Quick comparison summary table
| DI approach | Best for | Key spec priorities | Common pitfalls |
|---|---|---|---|
| Passive transformer DI | Hot sources, live stages, hum-prone setups | Transformer quality, LF headroom, pad options, isolation | Can load passive pickups; cheap transformers distort/roll off lows |
| Active electronic DI | Passive pickups, clean studio capture, consistent FR | Input impedance (1–10 MΩ), headroom/rails, noise, RF filtering | Can clip on hot outputs; less decisive against ground loops |
| Active DI + transformer output | “Any stage, any source” reliability; pro touring/session work | High-Z input + transformer isolation, pads, power design | Higher cost; heavier; still needs correct pad use for extreme levels |
| Line isolator / reamp / speaker DI (specialized) | Specific routing tasks (hum on line feeds, reamping, amp speaker taps) | Correct level rating, isolation, impedance matching | Using the wrong tool can cause distortion or equipment risk |
Final recommendation: choose by source type and failure risk, not hype
If you want a smart, low-regret purchase, start with your most common sources and your most common environments:
- Mainly passive guitars/basses at home or in studio? Prioritize an active DI with high input impedance and strong headroom. You’ll get the most consistent tone and least pickup loading.
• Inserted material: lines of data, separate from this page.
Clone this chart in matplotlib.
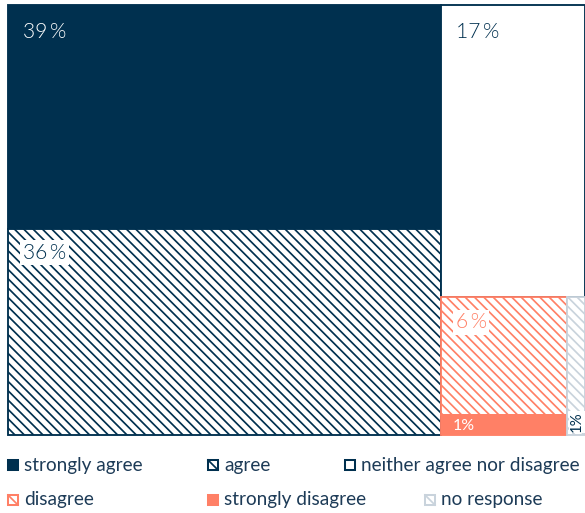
import matplotlib
matplotlib.use("Agg")
import matplotlib.pyplot as plt
import matplotlib.patches as patches

# Data
categories = ["strongly agree", "agree", "neither agree nor disagree",
              "disagree", "strongly disagree", "no response"]
values = [39, 36, 17, 6, 1, 1]

NAVY = "#00304f"
SALMON = "#ff8066"
GREY = "#c9d3dc"
TEXT = "#1d3b57"
HATCH = chr(92) * 4  # backslash hatch, dense

styles = {
    "strongly agree": dict(face=NAVY, edge=NAVY, hatch=None),
    "agree": dict(face="white", edge=NAVY, hatch=HATCH),
    "neither agree nor disagree": dict(face="white", edge=NAVY, hatch=None),
    "disagree": dict(face="white", edge=SALMON, hatch=HATCH),
    "strongly disagree": dict(face=SALMON, edge=SALMON, hatch=None),
    "no response": dict(face="white", edge=GREY, hatch=HATCH),
}

DPI = 112
W_PX, H_PX = 585, 513


def pt(px):
    return px * 72.0 / DPI


def pct(val):
    return f"{val}\u2009%"


plt.rcParams["font.family"] = ["Lato", "DejaVu Sans"]
plt.rcParams["hatch.linewidth"] = 1.1

fig = plt.figure(figsize=(W_PX / DPI, H_PX / DPI), dpi=DPI)
ax = fig.add_axes([8 / W_PX, (H_PX - 435) / H_PX, 577 / W_PX, 430 / H_PX])
ax.set_xlim(0, 100)
ax.set_ylim(100, 0)
ax.axis("off")

# treemap layout: left column (agree side), right column (rest)
total = float(sum(values))
v = dict(zip(categories, values))
rects = {}
left_w = 100 * (v["strongly agree"] + v["agree"]) / total
y = 0
for c in ["strongly agree", "agree"]:
    h = 100 * v[c] / (v["strongly agree"] + v["agree"])
    rects[c] = (0, y, left_w, h)
    y += h
right_total = total - v["strongly agree"] - v["agree"]
right_w = 100 - left_w
h_neither = 100 * v["neither agree nor disagree"] / right_total
rects["neither agree nor disagree"] = (left_w, 0, right_w, h_neither)
bottom_h = 100 - h_neither
bottom_total = v["disagree"] + v["strongly disagree"] + v["no response"]
dis_w = right_w * (v["disagree"] + v["strongly disagree"]) / bottom_total
h_dis = bottom_h * v["disagree"] / (v["disagree"] + v["strongly disagree"])
rects["disagree"] = (left_w, h_neither, dis_w, h_dis)
rects["strongly disagree"] = (left_w, h_neither + h_dis, dis_w, bottom_h - h_dis)
rects["no response"] = (left_w + dis_w, h_neither, right_w - dis_w, bottom_h)

for c in categories:
    x0, y0, w, h = rects[c]
    s = styles[c]
    r = patches.Rectangle((x0, y0), w, h, facecolor=s["face"], edgecolor=s["edge"],
                          hatch=s["hatch"], linewidth=1.2, clip_on=False)
    ax.add_patch(r)

# value labels
big = pt(21)
box = dict(boxstyle="square,pad=0.12", facecolor="white", edgecolor="none")
label_style = {
    "strongly agree": ("white", None, 17),
    "agree": (NAVY, box, 14),
    "neither agree nor disagree": (NAVY, None, 17),
    "disagree": (SALMON, box, 15),
}
for c, (col, bb, dy) in label_style.items():
    ax.annotate(pct(v[c]), (rects[c][0], rects[c][1]),
                xytext=(pt(15), -pt(dy)), textcoords="offset points",
                color=col, fontsize=big, fontweight=300, va="top", ha="left", bbox=bb)

x0, y0, w, h = rects["strongly disagree"]
ax.annotate(f"{v['strongly disagree']}%", (x0, y0 + h / 2), xytext=(pt(12), -pt(1)),
            textcoords="offset points",
            color="white", fontsize=pt(16), va="center", ha="left")
x0, y0, w, h = rects["no response"]
ax.annotate(f"{v['no response']}%", (x0 + w / 2, y0 + h), xytext=(pt(1), pt(3)),
            textcoords="offset points",
            color=NAVY, fontsize=pt(15), va="bottom", ha="center", rotation=90,
            bbox=dict(boxstyle="square,pad=0.05", facecolor="white", edgecolor="none"))

# legend, drawn in pixel coordinates
lg = fig.add_axes([0, 0, 1, 1], zorder=-1)
lg.set_xlim(0, W_PX)
lg.set_ylim(H_PX, 0)
lg.axis("off")
legend_pos = [(8, 465), (208, 465), (345, 465), (8, 500), (208, 500), (425, 500)]
legend_order = ["strongly agree", "agree", "neither agree nor disagree",
                "disagree", "strongly disagree", "no response"]
sq = 10
for c, (lx, ly) in zip(legend_order, legend_pos):
    s = styles[c]
    lg.add_patch(patches.Rectangle((lx, ly - sq / 2), sq, sq, facecolor=s["face"],
                                   edgecolor=s["edge"], linewidth=1.3))
    if s["hatch"]:
        lg.plot([lx, lx + sq], [ly - sq / 2, ly + sq / 2], color=s["edge"], lw=1.1)
    lg.text(lx + 16, ly, c, color=TEXT, fontsize=pt(19), va="center", ha="left")

fig.savefig("out.png", dpi=DPI)
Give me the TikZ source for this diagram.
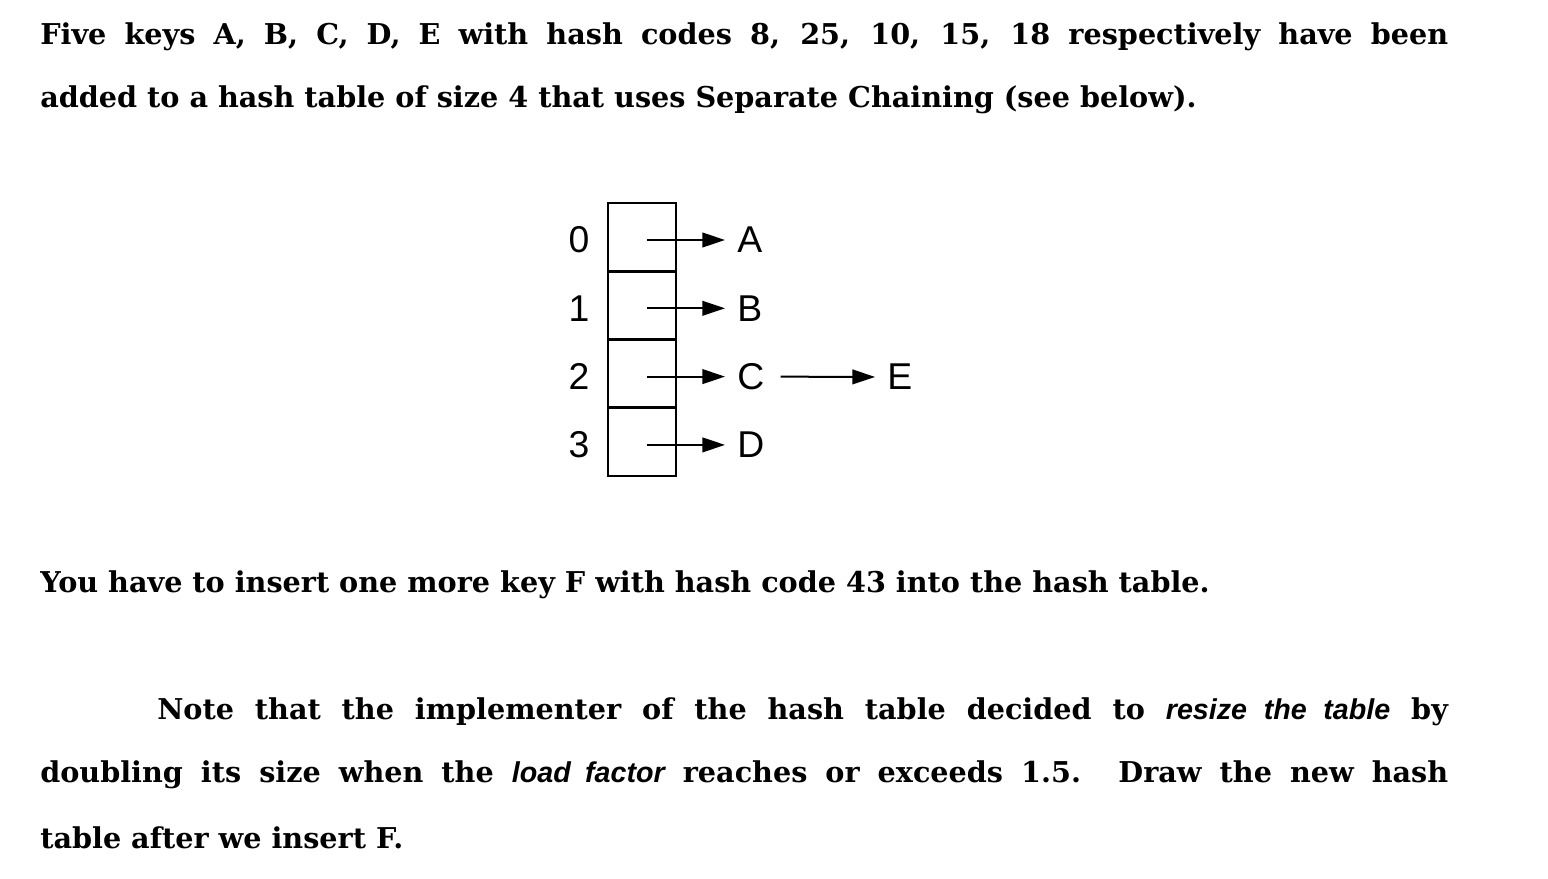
\documentclass[tikz,border=0pt]{standalone}
\usepackage{fontspec}
\setmainfont{DejaVu Serif}
\newfontfamily\diag{Liberation Sans}
\usetikzlibrary{arrows.meta}
\begin{document}
\begin{tikzpicture}[x=0.75pt,y=-0.75pt,
  txt/.style={anchor=west,inner sep=0pt,font=\bfseries\fontsize{21.5}{25}\selectfont},
  lbl/.style={font=\diag\fontsize{28}{30}\selectfont,inner sep=0pt},
  cell/.style={draw,line width=2pt,minimum width=51pt,minimum height=51pt,inner sep=0pt},
  ptr/.style={line width=1.5pt,shorten >=9pt,-{Triangle[length=17pt,width=11pt]}}]
\useasboundingbox (0,0) rectangle (1548,878);
\node[txt] (l1) at (40,37) {\makebox[1056pt][s]{Five keys A, B, C, D, E with hash codes 8, 25, 10, 15, 18 respectively have been}};
\node[txt] (l2) at (40,100) {added to a hash table of size 4 that uses Separate Chaining (see below).};
\node[txt] (l3) at (40,585) {You have to insert one more key F with hash code 43 into the hash table.};
\node[txt] (l4) at (157,712) {\makebox[968pt][s]{Note that the implementer of the hash table decided to {\diag\itshape resize the table} by}};
\node[txt] (l5) at (40,775) {\makebox[1056pt][s]{doubling its size when the {\diag\itshape load factor} reaches or exceeds 1.5. Draw the new hash}};
\node[txt] (l6) at (40,838) {table after we insert F.};
\foreach \i/\k in {0/A,1/B,2/C,3/D}{
  \node[cell] (c\i) at (642,{237+68.3*\i}) {};
  \node[lbl] (n\i) at (579,{240+68.3*\i}) {\i};
  \node[lbl,anchor=west] (k\k) at (737,{240+68.3*\i}) {\k};
  \coordinate (s\i) at (647,{240+68.3*\i});
  \draw[ptr] (s\i) -- (k\k.west);
}
\node[lbl,anchor=west] (kE) at (887,377) {E};
\draw[ptr,shorten <=12pt] (kC.east) -- (kE.west);
\end{tikzpicture}
\end{document}
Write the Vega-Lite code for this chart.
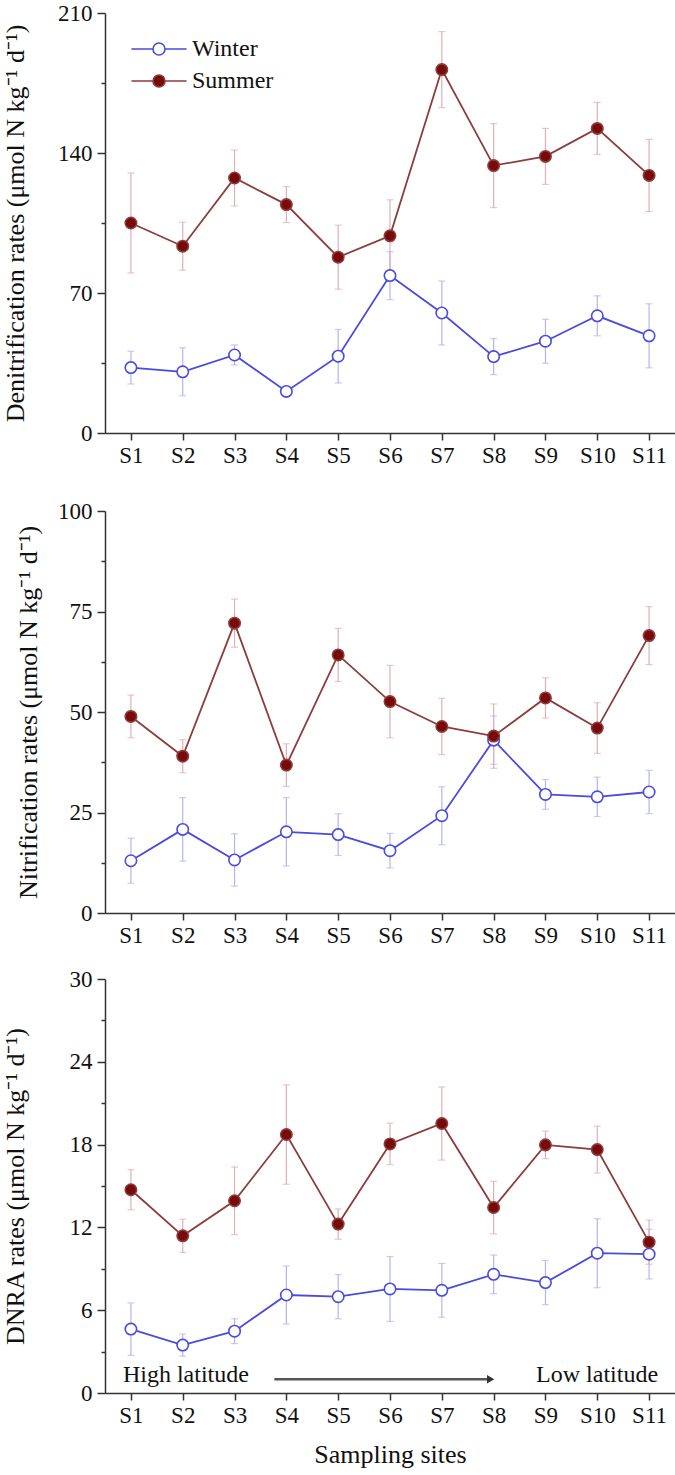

- Gigging often, dealing with unknown power, multiple backline pieces, and long runs? A quality passive transformer DI is hard to beat for reliability and hum elimination.
- You need one DI that behaves well with almost anything and minimizes troubleshooting time? Consider active + transformer output. It costs more, but it’s the most broadly forgiving in real-world conditions.
The “best DI” isn’t a single model—it’s the one whose specs align with your signal levels, impedance needs, and the chaos level of your typical setup. If you can only own one and you do a mix of studio and live work, lean toward a DI with useful pads, high input impedance, and reliable isolation. Those three specs solve more real problems than any marketing phrase ever will.